## Records to process
--------------------------------
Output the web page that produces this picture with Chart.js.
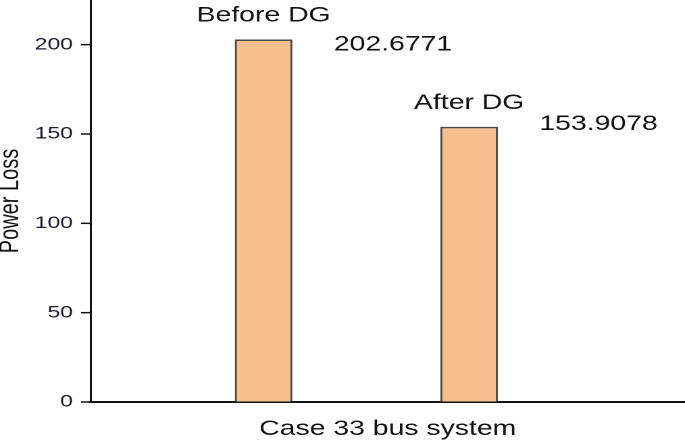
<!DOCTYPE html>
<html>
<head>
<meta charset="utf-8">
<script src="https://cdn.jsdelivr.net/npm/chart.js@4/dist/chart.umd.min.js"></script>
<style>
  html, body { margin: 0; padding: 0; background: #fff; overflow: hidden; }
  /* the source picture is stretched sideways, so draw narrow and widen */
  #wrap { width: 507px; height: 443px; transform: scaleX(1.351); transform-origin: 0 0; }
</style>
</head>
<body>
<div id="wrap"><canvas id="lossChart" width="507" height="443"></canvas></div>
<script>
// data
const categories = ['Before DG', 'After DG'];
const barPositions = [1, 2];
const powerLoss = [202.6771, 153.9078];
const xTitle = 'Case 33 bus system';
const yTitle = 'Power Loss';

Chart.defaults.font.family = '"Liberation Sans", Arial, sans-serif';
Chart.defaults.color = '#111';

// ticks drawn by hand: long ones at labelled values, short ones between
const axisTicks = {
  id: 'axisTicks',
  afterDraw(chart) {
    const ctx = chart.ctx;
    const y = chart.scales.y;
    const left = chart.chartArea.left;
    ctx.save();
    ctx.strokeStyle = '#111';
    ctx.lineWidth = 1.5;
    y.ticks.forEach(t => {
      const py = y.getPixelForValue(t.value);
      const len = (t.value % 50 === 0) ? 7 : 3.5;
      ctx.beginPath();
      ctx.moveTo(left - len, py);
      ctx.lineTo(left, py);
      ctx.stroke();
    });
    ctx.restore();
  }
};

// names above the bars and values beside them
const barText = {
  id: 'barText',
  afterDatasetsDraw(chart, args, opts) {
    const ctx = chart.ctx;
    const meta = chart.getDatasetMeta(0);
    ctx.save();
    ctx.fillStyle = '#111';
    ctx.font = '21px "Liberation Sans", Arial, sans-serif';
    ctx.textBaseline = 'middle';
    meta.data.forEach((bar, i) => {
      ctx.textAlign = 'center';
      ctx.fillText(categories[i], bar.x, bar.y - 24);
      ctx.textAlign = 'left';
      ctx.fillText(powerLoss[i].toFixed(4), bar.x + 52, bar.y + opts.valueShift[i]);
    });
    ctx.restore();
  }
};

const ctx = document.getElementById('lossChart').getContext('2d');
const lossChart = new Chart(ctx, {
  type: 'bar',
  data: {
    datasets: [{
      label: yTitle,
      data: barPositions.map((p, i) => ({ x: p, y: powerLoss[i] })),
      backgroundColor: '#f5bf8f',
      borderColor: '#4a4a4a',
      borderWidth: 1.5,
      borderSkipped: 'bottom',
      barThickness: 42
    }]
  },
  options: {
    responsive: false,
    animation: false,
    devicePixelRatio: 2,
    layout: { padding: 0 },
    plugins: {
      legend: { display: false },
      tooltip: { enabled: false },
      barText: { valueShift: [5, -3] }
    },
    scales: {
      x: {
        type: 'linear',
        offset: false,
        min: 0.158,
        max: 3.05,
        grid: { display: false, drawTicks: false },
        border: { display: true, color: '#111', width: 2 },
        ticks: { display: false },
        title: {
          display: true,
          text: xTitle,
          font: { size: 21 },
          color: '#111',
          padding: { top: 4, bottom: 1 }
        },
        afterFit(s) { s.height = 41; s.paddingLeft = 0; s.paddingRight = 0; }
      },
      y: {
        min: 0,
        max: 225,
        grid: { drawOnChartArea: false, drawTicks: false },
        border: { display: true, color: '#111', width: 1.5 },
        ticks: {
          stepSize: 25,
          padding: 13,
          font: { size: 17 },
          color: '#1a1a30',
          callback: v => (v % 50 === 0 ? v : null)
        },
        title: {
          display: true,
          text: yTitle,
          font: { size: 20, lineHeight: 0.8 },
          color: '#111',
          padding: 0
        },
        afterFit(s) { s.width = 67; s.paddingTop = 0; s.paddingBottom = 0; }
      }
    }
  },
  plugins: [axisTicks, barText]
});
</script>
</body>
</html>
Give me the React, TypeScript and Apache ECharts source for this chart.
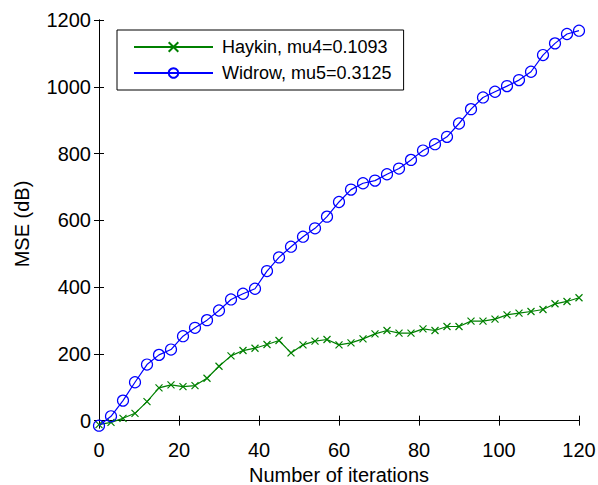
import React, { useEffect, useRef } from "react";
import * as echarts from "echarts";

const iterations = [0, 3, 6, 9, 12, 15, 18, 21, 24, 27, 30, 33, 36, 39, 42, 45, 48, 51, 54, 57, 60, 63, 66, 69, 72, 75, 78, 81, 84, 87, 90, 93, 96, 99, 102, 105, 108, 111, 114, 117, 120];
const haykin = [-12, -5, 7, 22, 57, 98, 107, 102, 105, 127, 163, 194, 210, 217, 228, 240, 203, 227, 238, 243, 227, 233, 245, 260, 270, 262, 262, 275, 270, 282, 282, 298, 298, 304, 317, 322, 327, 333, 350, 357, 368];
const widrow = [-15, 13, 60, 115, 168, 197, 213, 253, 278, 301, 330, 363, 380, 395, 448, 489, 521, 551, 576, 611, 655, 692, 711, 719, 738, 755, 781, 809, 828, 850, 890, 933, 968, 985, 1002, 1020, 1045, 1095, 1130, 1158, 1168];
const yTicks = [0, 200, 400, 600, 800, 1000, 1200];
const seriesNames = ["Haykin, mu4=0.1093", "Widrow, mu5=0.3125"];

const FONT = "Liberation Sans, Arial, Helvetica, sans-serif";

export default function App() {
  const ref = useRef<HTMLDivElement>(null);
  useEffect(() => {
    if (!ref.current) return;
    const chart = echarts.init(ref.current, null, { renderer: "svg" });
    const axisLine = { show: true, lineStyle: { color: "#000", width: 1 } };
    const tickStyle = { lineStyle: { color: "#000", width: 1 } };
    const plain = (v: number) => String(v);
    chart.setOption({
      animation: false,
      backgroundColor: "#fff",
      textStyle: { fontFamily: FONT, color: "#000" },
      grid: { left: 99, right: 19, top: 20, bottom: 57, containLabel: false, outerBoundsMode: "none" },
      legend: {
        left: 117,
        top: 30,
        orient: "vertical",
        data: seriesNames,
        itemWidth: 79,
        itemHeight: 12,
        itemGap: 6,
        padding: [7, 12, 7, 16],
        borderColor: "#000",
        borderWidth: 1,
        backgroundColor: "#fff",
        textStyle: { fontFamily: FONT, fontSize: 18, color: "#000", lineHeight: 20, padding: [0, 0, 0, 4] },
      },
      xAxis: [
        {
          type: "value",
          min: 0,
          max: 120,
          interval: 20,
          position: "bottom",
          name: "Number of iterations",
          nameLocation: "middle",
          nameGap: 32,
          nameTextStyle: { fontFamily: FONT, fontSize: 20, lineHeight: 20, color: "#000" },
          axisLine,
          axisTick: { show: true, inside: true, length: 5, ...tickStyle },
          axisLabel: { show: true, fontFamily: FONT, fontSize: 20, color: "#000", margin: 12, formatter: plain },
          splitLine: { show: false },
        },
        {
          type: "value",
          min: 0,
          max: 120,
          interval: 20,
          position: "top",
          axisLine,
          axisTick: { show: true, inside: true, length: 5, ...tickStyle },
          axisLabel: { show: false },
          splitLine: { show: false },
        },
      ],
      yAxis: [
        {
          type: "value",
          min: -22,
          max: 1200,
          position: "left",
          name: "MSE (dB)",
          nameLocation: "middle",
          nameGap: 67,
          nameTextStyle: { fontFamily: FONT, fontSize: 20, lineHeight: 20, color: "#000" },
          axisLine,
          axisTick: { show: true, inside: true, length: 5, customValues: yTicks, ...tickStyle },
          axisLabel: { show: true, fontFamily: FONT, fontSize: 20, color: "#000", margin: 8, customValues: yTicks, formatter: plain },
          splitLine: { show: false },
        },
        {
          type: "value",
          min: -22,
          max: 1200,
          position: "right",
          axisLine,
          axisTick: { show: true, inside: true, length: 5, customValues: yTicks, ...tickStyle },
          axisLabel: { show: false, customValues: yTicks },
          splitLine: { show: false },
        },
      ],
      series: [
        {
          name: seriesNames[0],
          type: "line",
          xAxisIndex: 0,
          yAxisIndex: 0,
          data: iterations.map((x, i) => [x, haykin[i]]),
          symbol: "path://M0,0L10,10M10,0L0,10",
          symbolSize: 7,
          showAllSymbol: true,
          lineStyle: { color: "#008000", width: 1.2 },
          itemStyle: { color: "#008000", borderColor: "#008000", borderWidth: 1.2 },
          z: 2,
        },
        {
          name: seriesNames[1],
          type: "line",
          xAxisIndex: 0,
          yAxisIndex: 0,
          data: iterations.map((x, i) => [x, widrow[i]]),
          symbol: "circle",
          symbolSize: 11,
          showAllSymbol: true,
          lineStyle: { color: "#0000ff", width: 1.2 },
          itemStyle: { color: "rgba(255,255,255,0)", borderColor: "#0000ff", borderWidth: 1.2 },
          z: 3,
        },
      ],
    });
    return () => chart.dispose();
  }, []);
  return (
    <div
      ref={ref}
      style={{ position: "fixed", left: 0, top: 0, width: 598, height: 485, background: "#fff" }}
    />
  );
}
--------------------------------
Search the data above for lines holding "source" and copy each of them.

  /* the source picture is stretched sideways, so draw narrow and widen */
Give me the React, TypeScript and Apache ECharts source for this chart.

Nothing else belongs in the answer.